Since graduating from the University of Southern Maine in 1971, she has taught the primary grades, gifted and talented students, special education, and for the past 24 years, middle school Title I youngsters.
“As a Title I literacy specialist, I work with students who have reading tangles,” she said.
Her first few teaching years were in Illinois, Greene and Monson, but since 1981 she has taught in the former SAD 43 and now RSU 10.
“We’re hoping to winter in Florida, then come back to Hartford in the summers,” she said.
Osborn, 63, is a 1967 graduate of the former Stephens High School in Rumford.
She decided to become a teacher as a young girl when her mom described her experiences as a summer school teacher at the now defunct McDonald School in the Smith Crossing section of Rumford.
It’s been a very satisfying career.
“I love children,” she said. “I like to get the kids to think and I like the interaction between students and the teacher.”
One of her favorite moments as a teacher was when she accompanied a group of children to Boston.
“They were so excited when they saw the city for the first time,” she said.
Osborn will keep her interest in teaching by substituting in her home district and, hopefully, she said, substituting in Florida when she and her husband, Alan, are there.
“I also plan to keep in touch with the kids and my colleagues,” she said.
She is a certified psychic and medium with the Pinpoint of Light Spiritualist Center in Hartford and hopes to devote more time developing readings and public demonstrations.
Osborn is also a self-described neophyte gardener.

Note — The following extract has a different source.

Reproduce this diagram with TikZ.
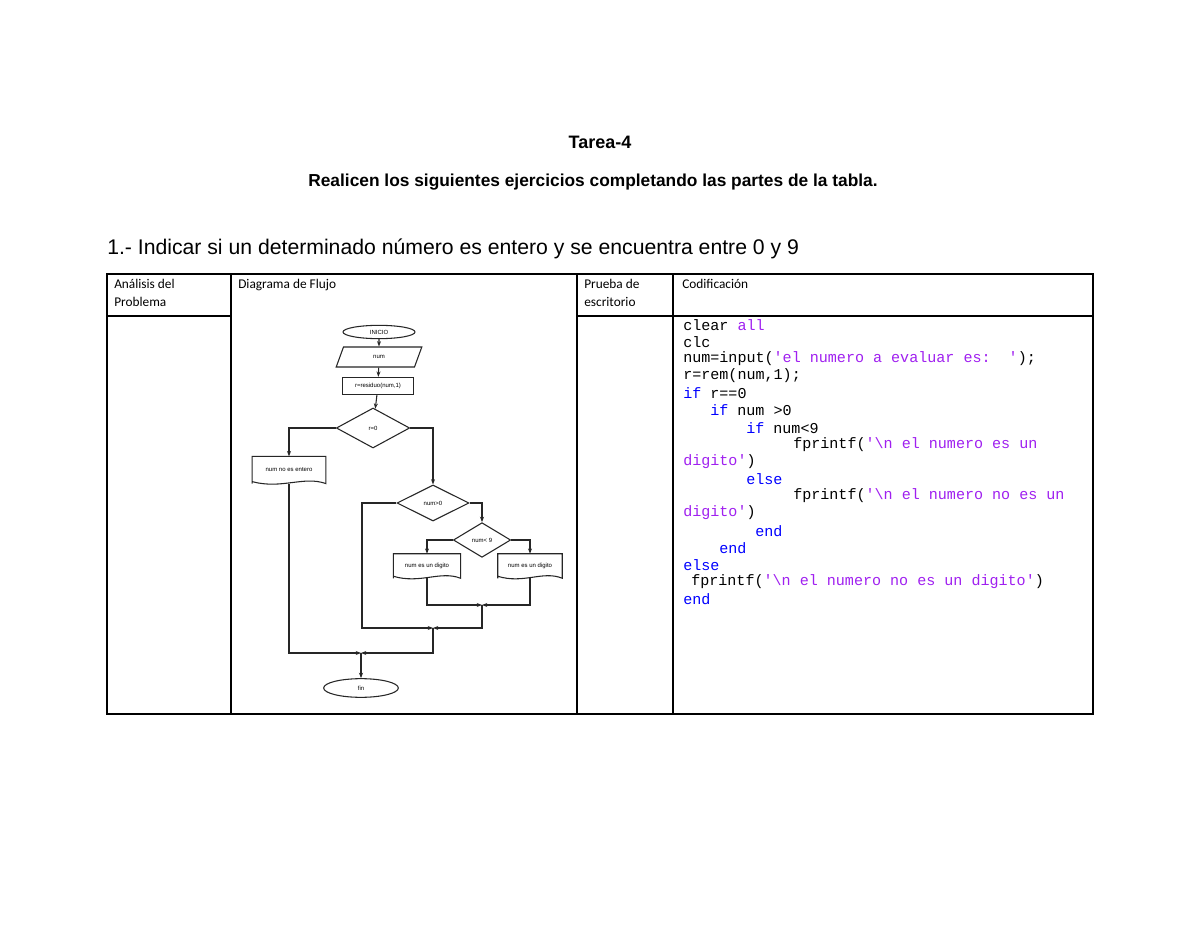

She hopes she’ll be able to return to some of the places she visited when she was younger, such as England, Paris and Rome. Although she has traveled to the western part of the United States, she hasn’t seen much of the Midwest and wants to explore that area, as well.
She and her husband also want to continue their visits to the Major League Baseball parks around the country.
Osborn and her husband are the parents of two adult children: Molly, who is a professor of Victorian literature at Northern Colorado University; and Seth, who works with developmentally disabled adults in Bridgton.
“I will be in tears when I leave in June,” she said.